Business and Financial Law

Business & Professions Code 17200: Unfair Competition Law

Navigate California Business & Professions Code 17200. Essential insight into liability, standing rules, and injunctive relief under the UCL.

California’s Unfair Competition Law (UCL) is a broad consumer protection statute governing business conduct across the state. Codified in the Business and Professions Code, this law establishes a baseline for fair dealings and honest practices for all entities operating within California. The UCL’s purpose is to promote fair competition while protecting consumers from harmful or deceptive behavior. It serves as a regulatory tool to safeguard the public interest.

Defining California’s Unfair Competition Law

The statute governing this area is Business and Professions Code Section 17200. This section defines “unfair competition” expansively to include any “unlawful, unfair or fraudulent business act or practice” and “unfair, deceptive, untrue or misleading advertising.” The UCL’s reach extends to virtually any business activity, whether it is an ongoing practice or a single transaction. This broad scope allows courts discretion to address novel or unethical business methods as they arise, focusing on protecting the public from a wide range of deceit and misconduct.

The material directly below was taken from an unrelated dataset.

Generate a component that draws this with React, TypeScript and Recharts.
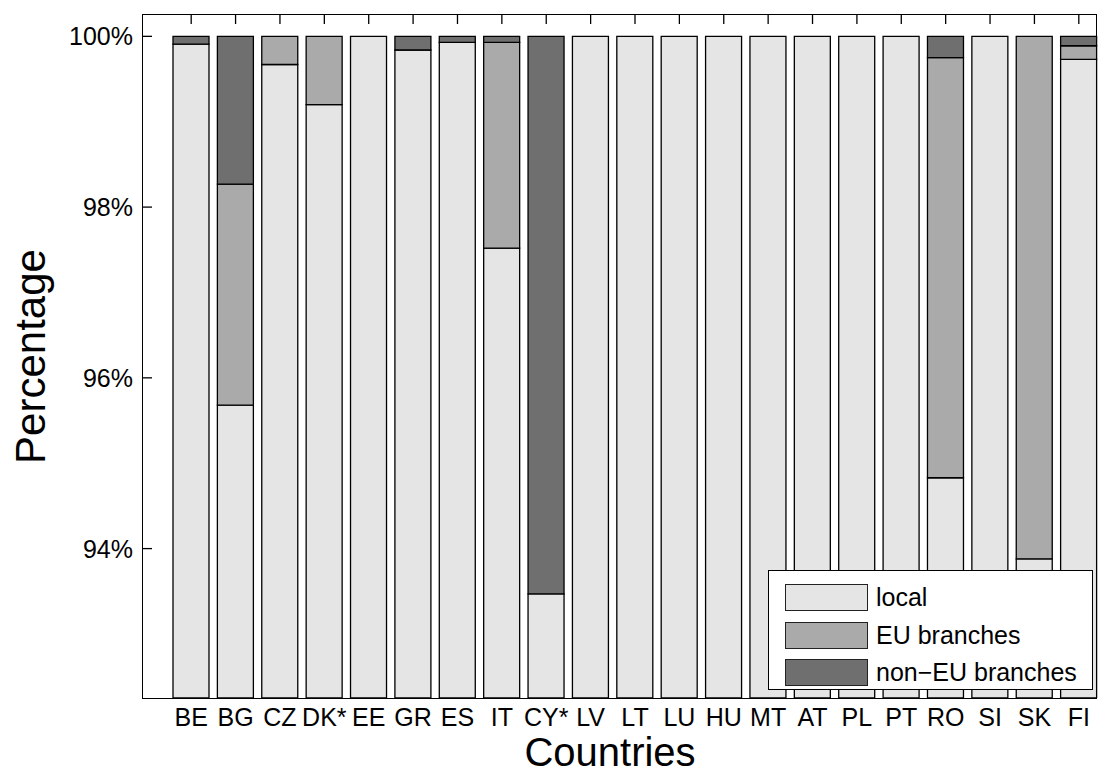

The Three Prongs of Liability

A plaintiff seeking a remedy under the UCL needs to establish only one of three independent theories of liability: the unlawful, the unfair, or the fraudulent prong. The most straightforward is the unlawful prong, which makes any violation of another law—state, federal, or municipal—an actionable act of unfair competition. The UCL effectively “borrows” violations from any other statute, regulation, or common law to serve as a predicate for a UCL claim. This mechanism grants the UCL broad enforcement capability without requiring a private right of action under the underlying law.

The unfair prong is a flexible “catchall” provision that prohibits conduct not explicitly forbidden by law, but which is harmful to consumers. Courts often apply a balancing test, weighing the utility of the defendant’s conduct against the gravity of the harm inflicted on the victim. Other interpretations of unfairness include practices that offend an established public policy, or are immoral, unethical, or substantially injurious to consumers.

Finally, the fraudulent prong targets conduct that is “likely to deceive the public.” Unlike common law fraud, a UCL claim under this prong does not require proof of actual reliance or proof of the defendant’s intent to deceive. The standard is objective, focusing on whether a reasonable consumer would likely be misled by the business act or practice. This lower burden of proof allows a wider range of deceptive advertising and business misrepresentations to be challenged.

Who Can Bring a Lawsuit Under the UCL

The ability to initiate a lawsuit under the UCL is governed by strict standing requirements, significantly narrowed by Proposition 64 in 2004. The Attorney General and specified public prosecutors, such as district and city attorneys, can bring actions on behalf of the general public. These government entities are not required to demonstrate that they have suffered a personal injury or loss.

In contrast, a private individual must demonstrate they have suffered an “injury in fact” and “lost money or property as a result of” the unfair competition. This requires a form of economic injury, such as losing money or acquiring less in a transaction than expected. This standard was implemented to curb the filing of lawsuits by uninjured parties acting solely as a “private attorney general.”

Available Remedies and Penalties

The remedies available under the UCL are primarily equitable and strictly limited in scope. For a private plaintiff, the court can grant injunctive relief, which is a court order requiring the defendant business to immediately stop the prohibited practice. The other primary remedy is restitution, an order to restore any money or property the defendant acquired unjustly through the unfair competition.

Restitution is intended to restore the status quo and focuses on the defendant’s ill-gotten gains rather than the plaintiff’s total damages. Crucially, private plaintiffs generally cannot recover compensatory, punitive, or general money damages under the UCL.

Civil penalties are also available, but only the Attorney General or authorized public prosecutors can seek them. These penalties can reach a maximum of $2,500 for each violation. The law provides for increased civil penalties when the misconduct is perpetrated against a senior citizen or a disabled person.